CGAP has noted that many low-income individuals lack smartphones, though back-end services like automatic savings or debt repayment can be adapted for feature phones using SMS or USSD channels. The question is whether policymakers and providers will invest in those adaptations.
From Open Banking to Open Finance — and Open Data
The trajectory in nearly every market is toward expanding the scope of data sharing well beyond bank accounts. South Korea already covers insurance, investments, pensions, and telecom data. Australia is incorporating energy and telecommunications. The EU’s proposed FIDA regulation would cover loans, savings, investments, pensions, and non-life insurance. The UAE’s framework was designed to cover banking, insurance, payments, investments, and pensions from the outset, with plans to integrate government and utility data for credit scoring.

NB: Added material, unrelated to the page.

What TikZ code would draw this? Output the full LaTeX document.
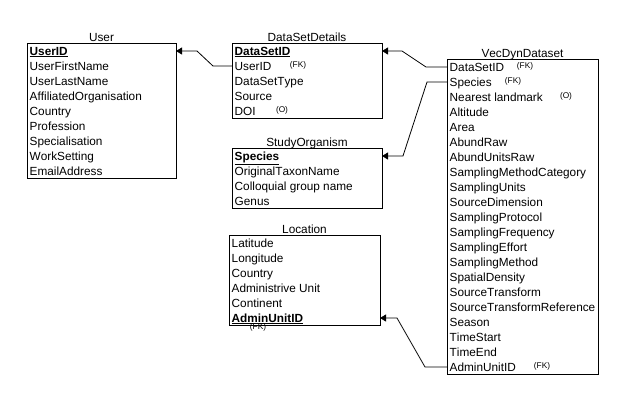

For financial inclusion, this expansion matters. Many of the people who are hardest to reach — those without formal bank accounts or credit histories — do have digital footprints in other sectors: mobile phone usage, utility payments, agricultural supply chains. CGAP’s 2026 guidance argues that transitioning from “open finance” to broader “open data” frameworks is a key priority for authorities seeking to promote inclusive finance. The challenge is that cross-sector data sharing requires coordination between financial regulators and telecoms, energy, or government agencies — a level of institutional cooperation that many countries have not yet achieved.
Global account ownership reached 79% of adults as of the most recent World Bank Global Findex data, and 84% of adults in low- and middle-income countries own a mobile phone. The infrastructure for broader data sharing is increasingly in place. Whether open banking and its successors translate that infrastructure into genuine financial inclusion depends less on the technology itself and more on the deliberate policy choices — who participates, what data flows, who bears the costs, and what safeguards protect the most vulnerable — that shape how it is used.